Can you print the data exactly and leave out each image?

····················

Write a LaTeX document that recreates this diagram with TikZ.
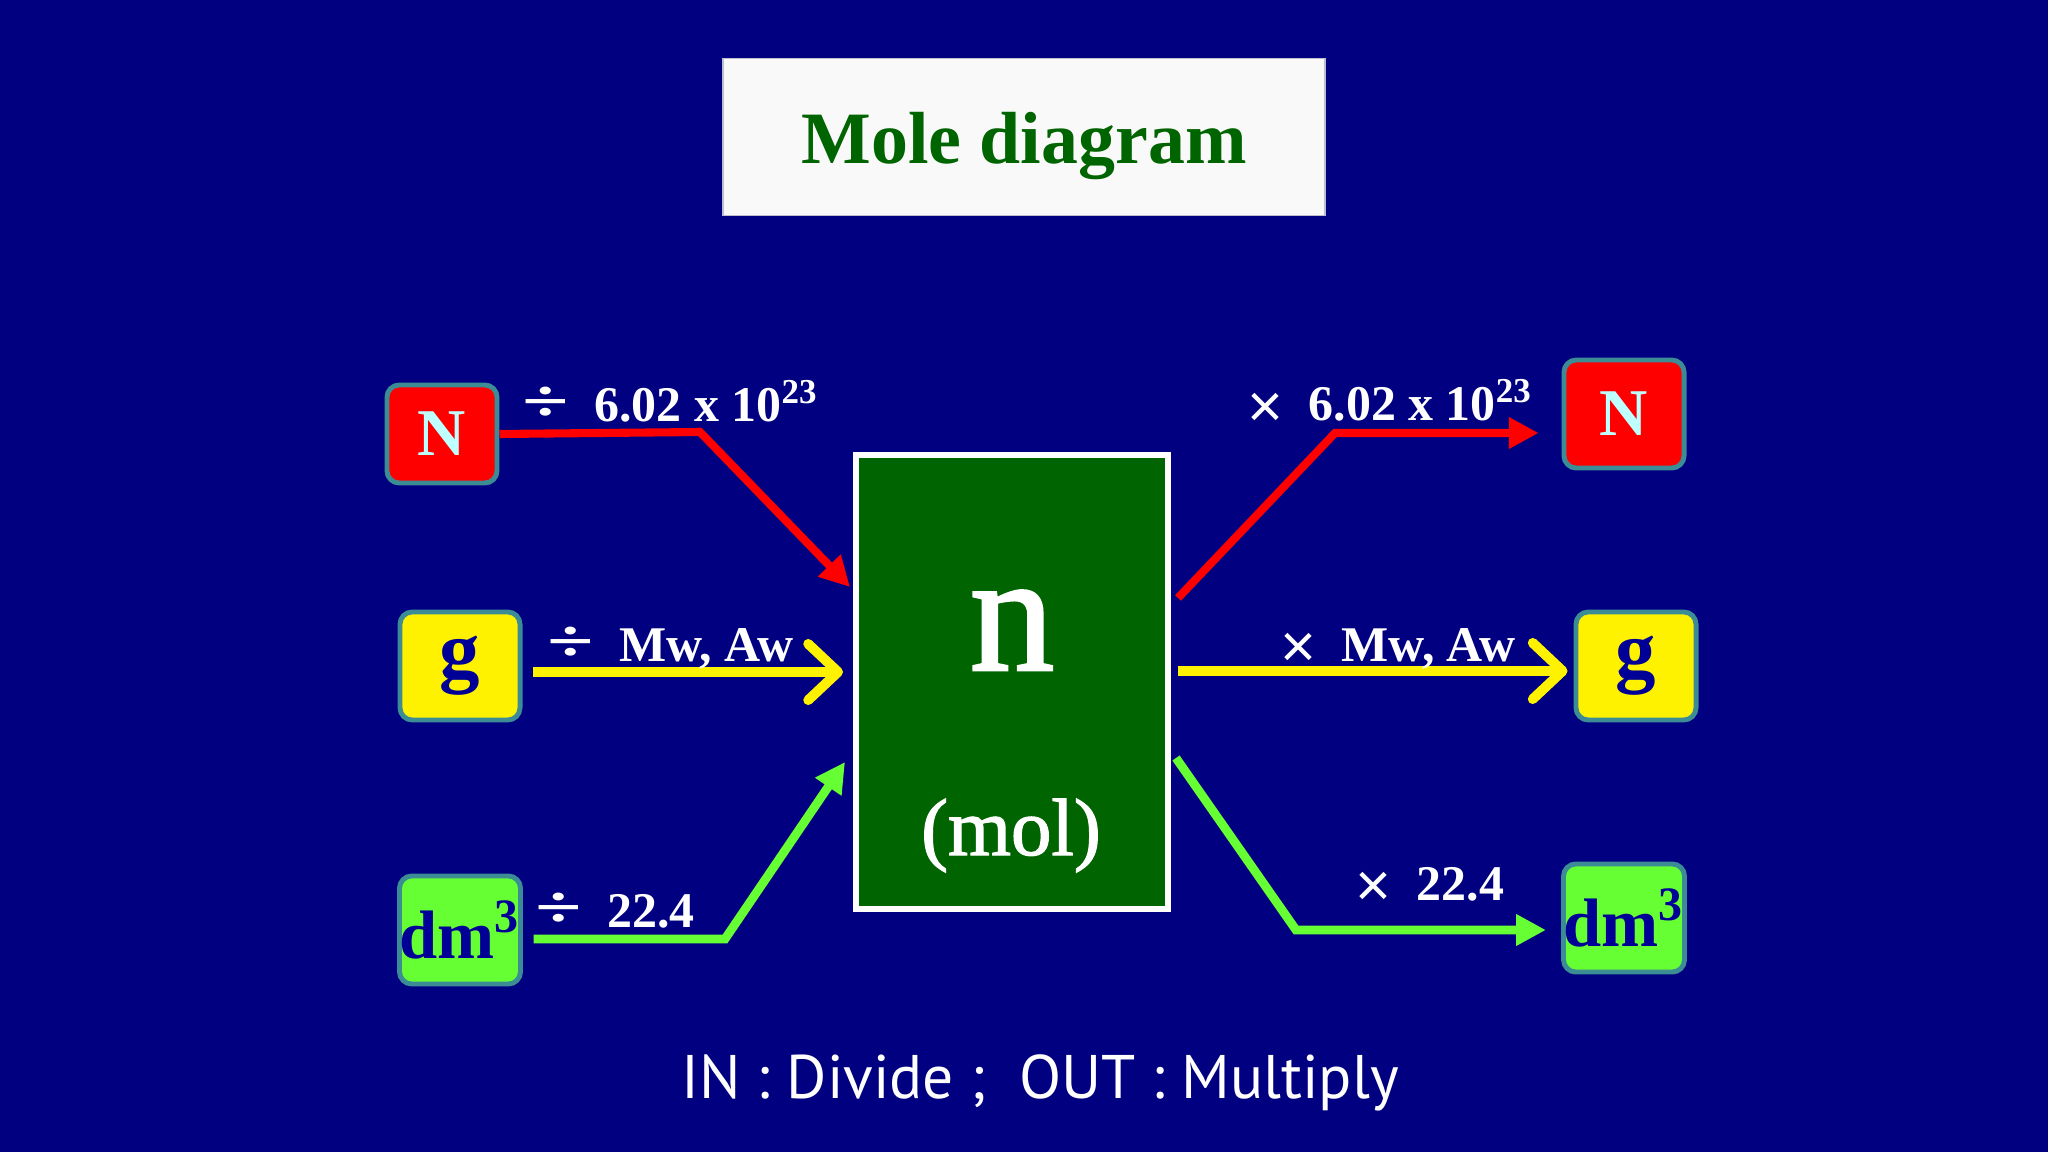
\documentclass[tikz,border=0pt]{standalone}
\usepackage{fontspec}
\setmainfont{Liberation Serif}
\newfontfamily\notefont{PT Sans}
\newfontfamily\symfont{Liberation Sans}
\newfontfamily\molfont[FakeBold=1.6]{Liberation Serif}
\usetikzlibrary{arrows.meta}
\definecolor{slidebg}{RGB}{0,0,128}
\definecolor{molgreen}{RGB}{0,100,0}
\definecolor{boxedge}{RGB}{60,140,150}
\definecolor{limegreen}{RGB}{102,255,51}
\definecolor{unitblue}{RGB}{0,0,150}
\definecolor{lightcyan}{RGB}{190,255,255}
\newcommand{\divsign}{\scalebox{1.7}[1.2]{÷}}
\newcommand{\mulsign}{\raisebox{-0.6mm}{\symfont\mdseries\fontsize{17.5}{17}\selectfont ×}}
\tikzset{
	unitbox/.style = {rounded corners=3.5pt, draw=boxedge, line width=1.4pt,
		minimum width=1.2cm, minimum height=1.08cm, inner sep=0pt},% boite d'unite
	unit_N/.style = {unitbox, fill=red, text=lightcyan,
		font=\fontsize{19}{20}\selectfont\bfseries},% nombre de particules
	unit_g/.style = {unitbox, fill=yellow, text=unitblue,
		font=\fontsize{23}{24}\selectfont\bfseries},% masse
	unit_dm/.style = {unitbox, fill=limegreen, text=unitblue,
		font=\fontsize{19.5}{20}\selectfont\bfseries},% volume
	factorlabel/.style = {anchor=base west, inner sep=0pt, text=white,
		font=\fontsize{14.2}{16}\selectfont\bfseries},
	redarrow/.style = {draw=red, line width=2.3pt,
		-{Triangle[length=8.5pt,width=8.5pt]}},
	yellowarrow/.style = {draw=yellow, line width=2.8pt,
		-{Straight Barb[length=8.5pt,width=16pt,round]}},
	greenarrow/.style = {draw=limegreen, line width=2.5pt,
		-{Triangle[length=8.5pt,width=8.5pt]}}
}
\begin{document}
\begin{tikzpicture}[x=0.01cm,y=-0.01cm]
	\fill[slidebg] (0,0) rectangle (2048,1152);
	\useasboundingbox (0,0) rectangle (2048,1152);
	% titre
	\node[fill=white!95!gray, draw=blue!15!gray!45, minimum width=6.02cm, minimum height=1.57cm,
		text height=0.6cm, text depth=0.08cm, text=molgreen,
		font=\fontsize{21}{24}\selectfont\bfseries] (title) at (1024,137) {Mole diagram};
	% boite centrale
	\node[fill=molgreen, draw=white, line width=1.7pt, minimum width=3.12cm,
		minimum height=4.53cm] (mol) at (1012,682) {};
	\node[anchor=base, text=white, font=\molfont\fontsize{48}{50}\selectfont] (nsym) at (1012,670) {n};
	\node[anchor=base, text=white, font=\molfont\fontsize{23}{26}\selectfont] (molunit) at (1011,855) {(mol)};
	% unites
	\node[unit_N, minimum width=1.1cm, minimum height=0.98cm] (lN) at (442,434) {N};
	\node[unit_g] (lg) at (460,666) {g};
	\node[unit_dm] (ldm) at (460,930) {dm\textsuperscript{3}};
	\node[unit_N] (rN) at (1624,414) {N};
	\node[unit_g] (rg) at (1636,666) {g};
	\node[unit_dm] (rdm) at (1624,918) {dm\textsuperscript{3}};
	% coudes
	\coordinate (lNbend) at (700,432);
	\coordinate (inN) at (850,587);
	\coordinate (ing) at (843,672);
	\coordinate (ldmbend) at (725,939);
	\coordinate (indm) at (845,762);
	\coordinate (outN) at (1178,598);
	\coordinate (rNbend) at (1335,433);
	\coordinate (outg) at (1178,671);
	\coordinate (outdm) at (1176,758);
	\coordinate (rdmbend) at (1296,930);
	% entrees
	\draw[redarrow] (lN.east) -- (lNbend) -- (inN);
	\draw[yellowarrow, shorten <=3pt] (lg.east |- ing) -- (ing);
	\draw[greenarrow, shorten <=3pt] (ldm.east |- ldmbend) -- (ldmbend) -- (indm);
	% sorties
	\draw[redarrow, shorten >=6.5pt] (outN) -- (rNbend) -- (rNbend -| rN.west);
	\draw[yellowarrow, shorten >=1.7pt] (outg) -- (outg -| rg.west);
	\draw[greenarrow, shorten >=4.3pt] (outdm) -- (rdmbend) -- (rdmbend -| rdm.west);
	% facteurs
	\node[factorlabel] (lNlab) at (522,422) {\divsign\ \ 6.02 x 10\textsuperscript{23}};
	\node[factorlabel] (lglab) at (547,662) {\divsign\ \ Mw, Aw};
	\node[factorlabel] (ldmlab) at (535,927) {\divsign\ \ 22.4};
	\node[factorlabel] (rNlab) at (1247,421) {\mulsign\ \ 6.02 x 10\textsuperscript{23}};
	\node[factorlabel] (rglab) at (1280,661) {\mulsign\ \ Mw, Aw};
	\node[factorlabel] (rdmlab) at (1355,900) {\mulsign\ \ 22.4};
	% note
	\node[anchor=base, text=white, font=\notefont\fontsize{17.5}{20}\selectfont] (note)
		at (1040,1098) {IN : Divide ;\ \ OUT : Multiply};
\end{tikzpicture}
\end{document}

····················

SOLUTION FOR THIS EXERCISE
Write a LaTeX document that recreates this diagram with TikZ.
\documentclass[tikz,border=0pt]{standalone}
\usepackage{fontspec}
\setmainfont{Liberation Serif}
\newfontfamily\notefont{PT Sans}
\newfontfamily\symfont{Liberation Sans}
\newfontfamily\molfont[FakeBold=1.6]{Liberation Serif}
\usetikzlibrary{arrows.meta}
\definecolor{slidebg}{RGB}{0,0,128}
\definecolor{molgreen}{RGB}{0,100,0}
\definecolor{boxedge}{RGB}{60,140,150}
\definecolor{limegreen}{RGB}{102,255,51}
\definecolor{unitblue}{RGB}{0,0,150}
\definecolor{lightcyan}{RGB}{190,255,255}
\newcommand{\divsign}{\scalebox{1.7}[1.2]{÷}}
\newcommand{\mulsign}{\raisebox{-0.6mm}{\symfont\mdseries\fontsize{17.5}{17}\selectfont ×}}
\tikzset{
	unitbox/.style = {rounded corners=3.5pt, draw=boxedge, line width=1.4pt,
		minimum width=1.2cm, minimum height=1.08cm, inner sep=0pt},% boite d'unite
	unit_N/.style = {unitbox, fill=red, text=lightcyan,
		font=\fontsize{19}{20}\selectfont\bfseries},% nombre de particules
	unit_g/.style = {unitbox, fill=yellow, text=unitblue,
		font=\fontsize{23}{24}\selectfont\bfseries},% masse
	unit_dm/.style = {unitbox, fill=limegreen, text=unitblue,
		font=\fontsize{19.5}{20}\selectfont\bfseries},% volume
	factorlabel/.style = {anchor=base west, inner sep=0pt, text=white,
		font=\fontsize{14.2}{16}\selectfont\bfseries},
	redarrow/.style = {draw=red, line width=2.3pt,
		-{Triangle[length=8.5pt,width=8.5pt]}},
	yellowarrow/.style = {draw=yellow, line width=2.8pt,
		-{Straight Barb[length=8.5pt,width=16pt,round]}},
	greenarrow/.style = {draw=limegreen, line width=2.5pt,
		-{Triangle[length=8.5pt,width=8.5pt]}}
}
\begin{document}
\begin{tikzpicture}[x=0.01cm,y=-0.01cm]
	\fill[slidebg] (0,0) rectangle (2048,1152);
	\useasboundingbox (0,0) rectangle (2048,1152);
	% titre
	\node[fill=white!95!gray, draw=blue!15!gray!45, minimum width=6.02cm, minimum height=1.57cm,
		text height=0.6cm, text depth=0.08cm, text=molgreen,
		font=\fontsize{21}{24}\selectfont\bfseries] (title) at (1024,137) {Mole diagram};
	% boite centrale
	\node[fill=molgreen, draw=white, line width=1.7pt, minimum width=3.12cm,
		minimum height=4.53cm] (mol) at (1012,682) {};
	\node[anchor=base, text=white, font=\molfont\fontsize{48}{50}\selectfont] (nsym) at (1012,670) {n};
	\node[anchor=base, text=white, font=\molfont\fontsize{23}{26}\selectfont] (molunit) at (1011,855) {(mol)};
	% unites
	\node[unit_N, minimum width=1.1cm, minimum height=0.98cm] (lN) at (442,434) {N};
	\node[unit_g] (lg) at (460,666) {g};
	\node[unit_dm] (ldm) at (460,930) {dm\textsuperscript{3}};
	\node[unit_N] (rN) at (1624,414) {N};
	\node[unit_g] (rg) at (1636,666) {g};
	\node[unit_dm] (rdm) at (1624,918) {dm\textsuperscript{3}};
	% coudes
	\coordinate (lNbend) at (700,432);
	\coordinate (inN) at (850,587);
	\coordinate (ing) at (843,672);
	\coordinate (ldmbend) at (725,939);
	\coordinate (indm) at (845,762);
	\coordinate (outN) at (1178,598);
	\coordinate (rNbend) at (1335,433);
	\coordinate (outg) at (1178,671);
	\coordinate (outdm) at (1176,758);
	\coordinate (rdmbend) at (1296,930);
	% entrees
	\draw[redarrow] (lN.east) -- (lNbend) -- (inN);
	\draw[yellowarrow, shorten <=3pt] (lg.east |- ing) -- (ing);
	\draw[greenarrow, shorten <=3pt] (ldm.east |- ldmbend) -- (ldmbend) -- (indm);
	% sorties
	\draw[redarrow, shorten >=6.5pt] (outN) -- (rNbend) -- (rNbend -| rN.west);
	\draw[yellowarrow, shorten >=1.7pt] (outg) -- (outg -| rg.west);
	\draw[greenarrow, shorten >=4.3pt] (outdm) -- (rdmbend) -- (rdmbend -| rdm.west);
	% facteurs
	\node[factorlabel] (lNlab) at (522,422) {\divsign\ \ 6.02 x 10\textsuperscript{23}};
	\node[factorlabel] (lglab) at (547,662) {\divsign\ \ Mw, Aw};
	\node[factorlabel] (ldmlab) at (535,927) {\divsign\ \ 22.4};
	\node[factorlabel] (rNlab) at (1247,421) {\mulsign\ \ 6.02 x 10\textsuperscript{23}};
	\node[factorlabel] (rglab) at (1280,661) {\mulsign\ \ Mw, Aw};
	\node[factorlabel] (rdmlab) at (1355,900) {\mulsign\ \ 22.4};
	% note
	\node[anchor=base, text=white, font=\notefont\fontsize{17.5}{20}\selectfont] (note)
		at (1040,1098) {IN : Divide ;\ \ OUT : Multiply};
\end{tikzpicture}
\end{document}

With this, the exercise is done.